I’m so happy to be able to help! It’s a hard decision and I’m glad to be able to give a perspective from the other side.
 
@fallingapart I'm one and done and I absolutely don't regret it. I know the type of person I am and I'm not meant for more. I don't doubt I'd be a good mom, just don't want multiples.
 
@fallingapart My coworker is an only child and she LOVED it. She said she loved being the center of their world and still is. I’m pregnant with my second because our first has always been so so outgoing and I felt in my bones she needed a sibling. Otherwise we were content with just one.
 
@fallingapart Ok so, I've seen so many comments about how siblings don't always get along or become close etc etc and this is totally true and but also there's so much opportunity for them to have great relationships too.

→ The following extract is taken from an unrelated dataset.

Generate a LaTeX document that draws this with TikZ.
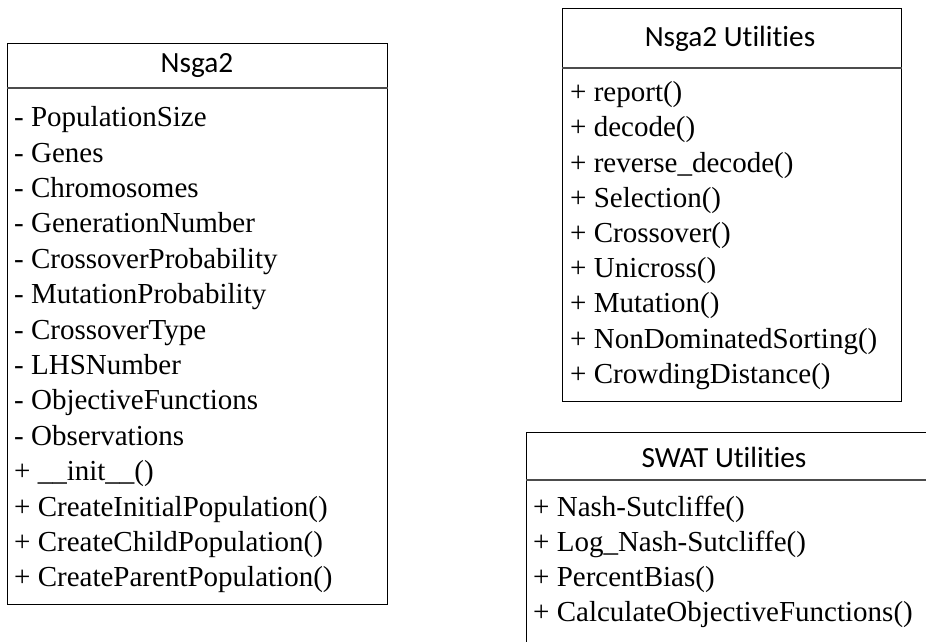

My mom and her 4 siblings don't speak to each other because of things that happened when my grandparents died. And while the fault is on her siblings for that situation, my mom is probably the most toxic one of them all. And while they can be pretty toxic too, I actually blame my grandmother who was an alcoholic for probably all of their lives, a pretty heinous woman, a shitty spouse and an emotionally abusive mother. So, great example of how badly things can turn out, but this could have been totally different had their mom been different, right?

With that said, I am the oldest of 4 kids, by 12 years. My mom had me a week after she turned 21, raised me by herself until she met my stepdad, they got married when I was ten and had my first sister when I was almost 13, second when I was 15 and my brother when I was 17. I always wanted siblings, I was always jealous of my friends who had siblings, but I wanted them when I was a child, not a teenager. I do not resent my mother for essentially creating another family, but I felt very disconnected for a long time because of the age difference and also, like I said before, my mom is a really toxic person. BUT, I never let that stop me from trying to have good relationships with my siblings. Now, of course, they have far different relationships with each other than with me because they actually grew up together and have many more shared experiences. But we all get along great and have actually bonded over our toxic mother and the situation we watched her go through with her siblings.

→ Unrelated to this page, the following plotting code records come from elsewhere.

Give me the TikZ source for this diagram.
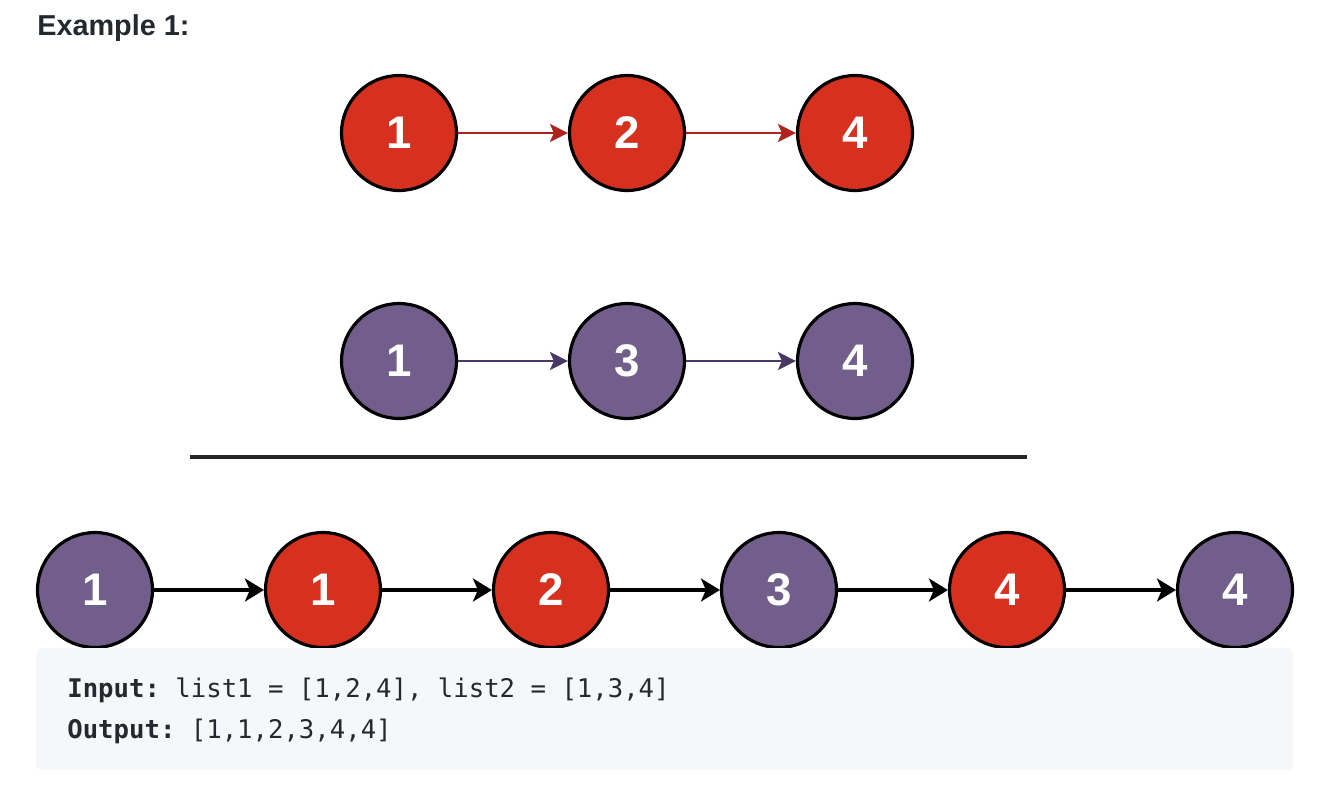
\documentclass[tikz,border=0pt]{standalone}
\usepackage{fontspec}
\setmainfont{Liberation Sans}
\setmonofont{DejaVu Sans Mono}
\usetikzlibrary{arrows.meta}
\definecolor{listred}{RGB}{214,48,31}
\definecolor{listpurple}{RGB}{113,94,138}
\definecolor{redline}{RGB}{175,35,30}
\definecolor{purpleline}{RGB}{72,56,100}
\definecolor{boxgray}{RGB}{246,247,249}
\definecolor{inkdark}{RGB}{36,41,47}

\begin{document}
\begin{tikzpicture}[x=0.02cm,y=-0.02cm,
  ball/.style={circle,draw=black,line width=1.8pt,minimum size=2.3cm,inner sep=0pt,
    text=white,font=\fontsize{26}{26}\selectfont\bfseries},
  redball/.style={ball,fill=listred},
  purpleball/.style={ball,fill=listpurple},
  thinarrow/.style={line width=1.5pt,-{Stealth[length=0.36cm,width=0.36cm,inset=0.08cm]}},
  mergearrow/.style={line width=1.8pt,draw=black,-{Stealth[length=0.38cm,width=0.46cm,inset=0.1cm]}}]
\useasboundingbox (0,0) rectangle (1330,792);

\draw (37,35) node[anchor=base west,inner sep=0pt,text=inkdark,font=\fontsize{16.4}{16}\selectfont\bfseries] (title) {Example 1:};

% list1
\draw (399,133) node[redball] (a1) {1};
\draw (627,133) node[redball] (a2) {2};
\draw (855,133) node[redball] (a4) {4};
\draw[thinarrow,redline] (a1) -- (a2);
\draw[thinarrow,redline] (a2) -- (a4);

% list2
\draw (399,361) node[purpleball] (b1) {1};
\draw (627,361) node[purpleball] (b3) {3};
\draw (855,361) node[purpleball] (b4) {4};
\draw[thinarrow,purpleline] (b1) -- (b3);
\draw[thinarrow,purpleline] (b3) -- (b4);

\draw[line width=1.8pt,draw=black!85] (190,457) coordinate (rulel) -- (1027,457) coordinate (ruler);

% merged
\draw (95,590) node[purpleball] (m1) {1};
\draw (323,590) node[redball] (m2) {1};
\draw (551,590) node[redball] (m3) {2};
\draw (779,590) node[purpleball] (m4) {3};
\draw (1007,590) node[redball] (m5) {4};
\draw (1235,590) node[purpleball] (m6) {4};
\draw[mergearrow] (m1) -- (m2);
\draw[mergearrow] (m2) -- (m3);
\draw[mergearrow] (m3) -- (m4);
\draw[mergearrow] (m4) -- (m5);
\draw[mergearrow] (m5) -- (m6);

\fill[boxgray,rounded corners=0.12cm] (36,648) rectangle (1293,770);
\draw (67,697) node[anchor=base west,inner sep=0pt,text=inkdark,font=\fontsize{14.6}{17}\selectfont\ttfamily] (input) {\textbf{Input:} list1 = [1,2,4], list2 = [1,3,4]};
\draw (67,738) node[anchor=base west,inner sep=0pt,text=inkdark,font=\fontsize{14.6}{17}\selectfont\ttfamily] (output) {\textbf{Output:} [1,1,2,3,4,4]};
\end{tikzpicture}
\end{document}
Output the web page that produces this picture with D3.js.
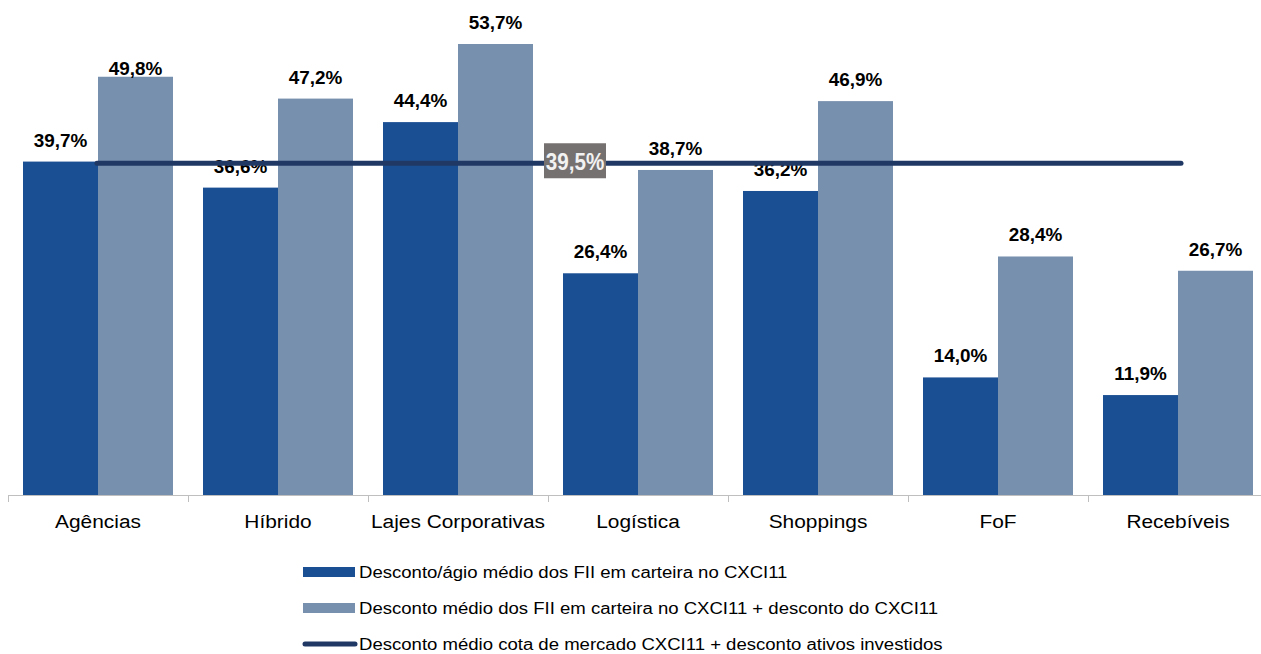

I had my first son when I was 22, I actually didn't want children and then I had him and I knew I wanted more. I wanted a family, I wanted him to have what my siblings got to have with each other. Unfortunately, his father and I divorced when he was 5 and I didn't get that opportunity to give him that family until.....last year LMAO. So, my oldest was 16 and I gave birth to his first brother. And they love each other SO much. The older one is now 17 and the baby is 10 months and we are a very close family. And because of his age being closer to my siblings, hes very close with my siblings as well, because he spent most of his childhood around them. And now we are going to try for another one because I don't feel like our family is quite complete. I could be wrong, it's in God's hands lol, but I want the baby to have someone to grow up with, like the oldest one should have had, but I want my oldest one to have the family he should have had all along.

My oldest would have been just fine without any siblings, in fact he didn't want any at all. But he is happy he has one now.

Lol don't know if that helps, but at the end of the day, anything can come of it. I'd be totally ok if we didn't have another one, but for us, it's worth trying for. Either way, both of my kids are loved and love each other. And that's all that matters to me.